Oui et tout le monde nous aide. C’est ça qui est chouette, c’est qu’on le partage, ce film. Des garçons de la calanque travaillent avec nous. On demande d’enlever les bateaux, ben oui, on enlève les bateaux. Il faudrait louer des cabanons, ben oui, on loue les cabanons. Ce n’est pas un monde clos puisqu’il s’ouvre sur la mer, mais ici la façon de fonctionner est différente, le temps n’est pas vécu de la même manière, les importances ne sont pas à même échelle. Ce qui est important, c’est si l’eau n’est pas trop froide, si la mer est démontée, si ça tape aux écueils, si on peut partir à la pêche, s’il y a du poisson… Ce sont des choses importantes, ce n’est pas de la galéjade. C’est un endroit où chaque fois qu’on se croise, on se dit bonjour, on s’embrasse, on se demande comment on va. On ne se croise jamais sans se parler… Ce qui me plaît sur ce tournage dans cette calanque, qui est pour nous d’habitude un endroit de villégiature, où tout le monde me connaît en vacances, c’est quand, cet après-midi, entre deux plans, je vais m’asseoir au bout du quai avec ma copine Christiane : elle me demande si ça se passe bien, si on est contents, je lui réponds, et hop, on parle d’autre chose. Et ce qui est beau, c’est qu’il y a l’acceptation du geste artistique par quelqu’un qui ne fait pas mon métier : elle a compris que mon métier, c’est un métier, que je ne change pas, et que pendant le tournage, certes je travaille, mais je suis aussi Ariane. C’est très important pour moi.

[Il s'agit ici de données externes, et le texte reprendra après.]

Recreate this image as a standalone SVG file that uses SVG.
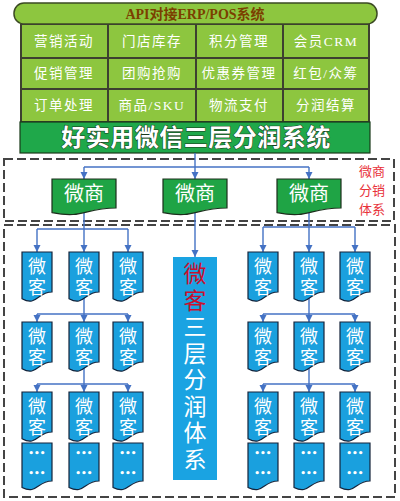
<svg xmlns="http://www.w3.org/2000/svg" width="400" height="501" viewBox="0 0 400 501">
<defs>
<marker id="arr" markerUnits="userSpaceOnUse" markerWidth="8" markerHeight="8" refX="7" refY="4" orient="auto">
<path d="M0,0.5 L7,4 L0,7.5 z" fill="#4472c4"/>
</marker>
<style>
.cell{fill:#8dc63f;}
.ctext{font-family:"Liberation Serif","Noto Sans CJK SC",serif;font-size:13.5px;fill:#ffffff;text-anchor:middle;letter-spacing:1.5px;}
.ws{fill:#1fa445;stroke:#1c2e1c;stroke-width:1.2;}
.wstext{font-family:"Noto Sans CJK SC",sans-serif;font-size:20px;fill:#ffffff;text-anchor:middle;}
.wk{fill:#1aa0de;stroke:#14233a;stroke-width:1.2;}
.wktext{font-family:"Noto Sans CJK SC",sans-serif;font-size:18px;fill:#ffffff;writing-mode:vertical-rl;letter-spacing:3px;}
.dots{font-family:"DejaVu Sans",sans-serif;font-size:9px;fill:#ffffff;text-anchor:middle;font-weight:bold;}
.dash{fill:none;stroke:#444444;stroke-width:2;stroke-dasharray:9,4;}
.conn{fill:none;stroke:#4472c4;stroke-width:1.4;}
.vt{font-family:"Noto Sans CJK SC",sans-serif;font-size:23px;writing-mode:vertical-rl;letter-spacing:3.5px;}
.red{font-family:"Noto Sans CJK SC",sans-serif;font-size:13px;fill:#e8313a;text-anchor:middle;}
</style>
</defs>
<rect width="400" height="501" fill="#ffffff"/>

<!-- dashed frames -->
<rect class="dash" x="4" y="159" width="390" height="62"/>
<rect class="dash" x="4" y="225" width="391" height="272"/>

<!-- API banner -->
<g id="api">
<rect x="14" y="3" width="363" height="21" rx="10" fill="#8dc63f" stroke="#3b4a23" stroke-width="1.5"/>
<text x="195" y="18.5" font-family="Liberation Serif,'Noto Sans CJK SC',serif" font-size="14" font-weight="bold" fill="#7b3f00" text-anchor="middle">API对接ERP/POS系统</text>
</g>

<!-- function grid -->
<g id="grid">
<rect x="20" y="24" width="350" height="98" fill="#3d4030"/>
<rect class="cell" x="22" y="25" width="85" height="32"/>
<rect class="cell" x="109" y="25" width="86" height="32"/>
<rect class="cell" x="197" y="25" width="85" height="32"/>
<rect class="cell" x="284" y="25" width="84" height="32"/>
<rect class="cell" x="22" y="59" width="85" height="29"/>
<rect class="cell" x="109" y="59" width="86" height="29"/>
<rect class="cell" x="197" y="59" width="85" height="29"/>
<rect class="cell" x="284" y="59" width="84" height="29"/>
<rect class="cell" x="22" y="90" width="85" height="31"/>
<rect class="cell" x="109" y="90" width="86" height="31"/>
<rect class="cell" x="197" y="90" width="85" height="31"/>
<rect class="cell" x="284" y="90" width="84" height="31"/>
<text class="ctext" x="64" y="46">营销活动</text>
<text class="ctext" x="152" y="46">门店库存</text>
<text class="ctext" x="239" y="46">积分管理</text>
<text class="ctext" x="326" y="46">会员CRM</text>
<text class="ctext" x="64" y="78">促销管理</text>
<text class="ctext" x="152" y="78">团购抢购</text>
<text class="ctext" x="239" y="78">优惠券管理</text>
<text class="ctext" x="326" y="78">红包/众筹</text>
<text class="ctext" x="64" y="110">订单处理</text>
<text class="ctext" x="152" y="110">商品/SKU</text>
<text class="ctext" x="239" y="110">物流支付</text>
<text class="ctext" x="326" y="110">分润结算</text>
</g>

<!-- title bar -->
<g id="title">
<rect x="20" y="122" width="350" height="31" fill="#1fa84a" stroke="#1a3a1a" stroke-width="1.2"/>
<text x="196" y="146" font-family="'Noto Sans CJK SC',sans-serif" font-size="24" font-weight="bold" fill="#ffffff" stroke="#1a3a1a" stroke-width="1" paint-order="stroke" text-anchor="middle" letter-spacing="0.5">好实用微信三层分润系统</text>
</g>

<!-- connectors -->
<g id="connectors">
<path class="conn" d="M195,153 V179" marker-end="url(#arr)"/>
<path class="conn" d="M84,167 H309"/>
<path class="conn" d="M84,167 V179" marker-end="url(#arr)"/>
<path class="conn" d="M309,167 V179" marker-end="url(#arr)"/>
<path class="conn" d="M195,211 V257" marker-end="url(#arr)"/>
<path class="conn" d="M84,211 V252" marker-end="url(#arr)"/>
<path class="conn" d="M37,229 H128"/>
<path class="conn" d="M37,229 V252" marker-end="url(#arr)"/>
<path class="conn" d="M128,229 V252" marker-end="url(#arr)"/>
<path class="conn" d="M309,208 V252" marker-end="url(#arr)"/>
<path class="conn" d="M263,227 H355"/>
<path class="conn" d="M263,227 V252" marker-end="url(#arr)"/>
<path class="conn" d="M355,227 V252" marker-end="url(#arr)"/>
<path class="conn" d="M84,298 V322" marker-end="url(#arr)"/>
<path class="conn" d="M37,314 H128"/>
<path class="conn" d="M37,314 V322" marker-end="url(#arr)"/>
<path class="conn" d="M128,314 V322" marker-end="url(#arr)"/>
<path class="conn" d="M309,298 V322" marker-end="url(#arr)"/>
<path class="conn" d="M263,314 H355"/>
<path class="conn" d="M263,314 V322" marker-end="url(#arr)"/>
<path class="conn" d="M355,314 V322" marker-end="url(#arr)"/>
<path class="conn" d="M84,368 V392" marker-end="url(#arr)"/>
<path class="conn" d="M37,384 H128"/>
<path class="conn" d="M37,384 V392" marker-end="url(#arr)"/>
<path class="conn" d="M128,384 V392" marker-end="url(#arr)"/>
<path class="conn" d="M309,368 V392" marker-end="url(#arr)"/>
<path class="conn" d="M263,384 H355"/>
<path class="conn" d="M263,384 V392" marker-end="url(#arr)"/>
<path class="conn" d="M355,384 V392" marker-end="url(#arr)"/>
</g>

<!-- 微商 nodes -->
<g id="ws1"><path class="ws" d="M52,179 H116 V208 C84,208 84,219 52,212.6 Z"/><text class="wstext" x="84" y="201">微商</text></g>
<g id="ws2"><path class="ws" d="M163,179 H227 V208 C195,208 195,219 163,212.6 Z"/><text class="wstext" x="195" y="201">微商</text></g>
<g id="ws3"><path class="ws" d="M277,179 H341 V208 C309,208 309,219 277,212.6 Z"/><text class="wstext" x="309" y="201">微商</text></g>

<!-- 微商分销体系 label -->
<g id="label-ws">
<text class="red" x="372" y="176">微商</text>
<text class="red" x="372" y="195">分销</text>
<text class="red" x="372" y="214">体系</text>
</g>

<!-- central rect -->
<g id="center">
<rect x="173" y="257" width="44" height="223" fill="#1aa3e2"/>
<text class="vt" x="195" y="262" fill="#c8102e">微客</text>
<text class="vt" x="195" y="315" fill="#ffffff">三层分润体系</text>
</g>

<!-- 微客 nodes: rows -->
<g id="wk-l1a"><path class="wk" d="M22,252 H52 V292 C37,292 37,307 22,298.7 Z"/><text class="wktext" x="37" y="257">微客</text></g>
<g id="wk-l1b"><path class="wk" d="M69,252 H99 V292 C84,292 84,307 69,298.7 Z"/><text class="wktext" x="84" y="257">微客</text></g>
<g id="wk-l1c"><path class="wk" d="M113,252 H143 V292 C128,292 128,307 113,298.7 Z"/><text class="wktext" x="128" y="257">微客</text></g>
<g id="wk-r1a"><path class="wk" d="M248,252 H278 V292 C263,292 263,307 248,298.7 Z"/><text class="wktext" x="263" y="257">微客</text></g>
<g id="wk-r1b"><path class="wk" d="M294,252 H324 V292 C309,292 309,307 294,298.7 Z"/><text class="wktext" x="309" y="257">微客</text></g>
<g id="wk-r1c"><path class="wk" d="M340,252 H370 V292 C355,292 355,307 340,298.7 Z"/><text class="wktext" x="355" y="257">微客</text></g>

<g id="wk-l2a"><path class="wk" d="M22,322 H52 V362 C37,362 37,377 22,368.7 Z"/><text class="wktext" x="37" y="327">微客</text></g>
<g id="wk-l2b"><path class="wk" d="M69,322 H99 V362 C84,362 84,377 69,368.7 Z"/><text class="wktext" x="84" y="327">微客</text></g>
<g id="wk-l2c"><path class="wk" d="M113,322 H143 V362 C128,362 128,377 113,368.7 Z"/><text class="wktext" x="128" y="327">微客</text></g>
<g id="wk-r2a"><path class="wk" d="M248,322 H278 V362 C263,362 263,377 248,368.7 Z"/><text class="wktext" x="263" y="327">微客</text></g>
<g id="wk-r2b"><path class="wk" d="M294,322 H324 V362 C309,362 309,377 294,368.7 Z"/><text class="wktext" x="309" y="327">微客</text></g>
<g id="wk-r2c"><path class="wk" d="M340,322 H370 V362 C355,362 355,377 340,368.7 Z"/><text class="wktext" x="355" y="327">微客</text></g>

<g id="wk-l3a"><path class="wk" d="M22,392 H52 V432 C37,432 37,447 22,438.7 Z"/><text class="wktext" x="37" y="397">微客</text></g>
<g id="wk-l3b"><path class="wk" d="M69,392 H99 V432 C84,432 84,447 69,438.7 Z"/><text class="wktext" x="84" y="397">微客</text></g>
<g id="wk-l3c"><path class="wk" d="M113,392 H143 V432 C128,432 128,447 113,438.7 Z"/><text class="wktext" x="128" y="397">微客</text></g>
<g id="wk-r3a"><path class="wk" d="M248,392 H278 V432 C263,432 263,447 248,438.7 Z"/><text class="wktext" x="263" y="397">微客</text></g>
<g id="wk-r3b"><path class="wk" d="M294,392 H324 V432 C309,432 309,447 294,438.7 Z"/><text class="wktext" x="309" y="397">微客</text></g>
<g id="wk-r3c"><path class="wk" d="M340,392 H370 V432 C355,432 355,447 340,438.7 Z"/><text class="wktext" x="355" y="397">微客</text></g>

<g id="wk-l4a"><path class="wk" d="M22,443 H52 V481 C37,481 37,495 22,487.5 Z"/><text class="dots" x="37" y="456">•••</text><text class="dots" x="37" y="476">•••</text></g>
<g id="wk-l4b"><path class="wk" d="M69,443 H99 V481 C84,481 84,495 69,487.5 Z"/><text class="dots" x="84" y="456">•••</text><text class="dots" x="84" y="476">•••</text></g>
<g id="wk-l4c"><path class="wk" d="M113,443 H143 V481 C128,481 128,495 113,487.5 Z"/><text class="dots" x="128" y="456">•••</text><text class="dots" x="128" y="476">•••</text></g>
<g id="wk-r4a"><path class="wk" d="M248,443 H278 V481 C263,481 263,495 248,487.5 Z"/><text class="dots" x="263" y="456">•••</text><text class="dots" x="263" y="476">•••</text></g>
<g id="wk-r4b"><path class="wk" d="M294,443 H324 V481 C309,481 309,495 294,487.5 Z"/><text class="dots" x="309" y="456">•••</text><text class="dots" x="309" y="476">•••</text></g>
<g id="wk-r4c"><path class="wk" d="M340,443 H370 V481 C355,481 355,495 340,487.5 Z"/><text class="dots" x="355" y="456">•••</text><text class="dots" x="355" y="476">•••</text></g>
</svg>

Que signifie la « reconnaissance » pour vous?

Quand j’ai eu des prix, quand j’en ai encore, ça me fait un petit « zigouigoui », je suis contente. Mais ça dure trente secondes, parce que la vie continue. Ce qui me fait plaisir aujourd’hui, c’est d’arriver à recoller les morceaux entre mon image et moi. Je ne parle pas de mon image en tant que comédienne, mais en tant que personne publique : à travers les articles ou les émissions, les gens me perçoivent d’une certaine façon. Mais c’est encore une image de moi, ce n’est pas moi. J’essaie d’être sincère dans ma complexité. J’ai envie qu’on pense à moi avec le sourire, comme on pense à une bonne copine.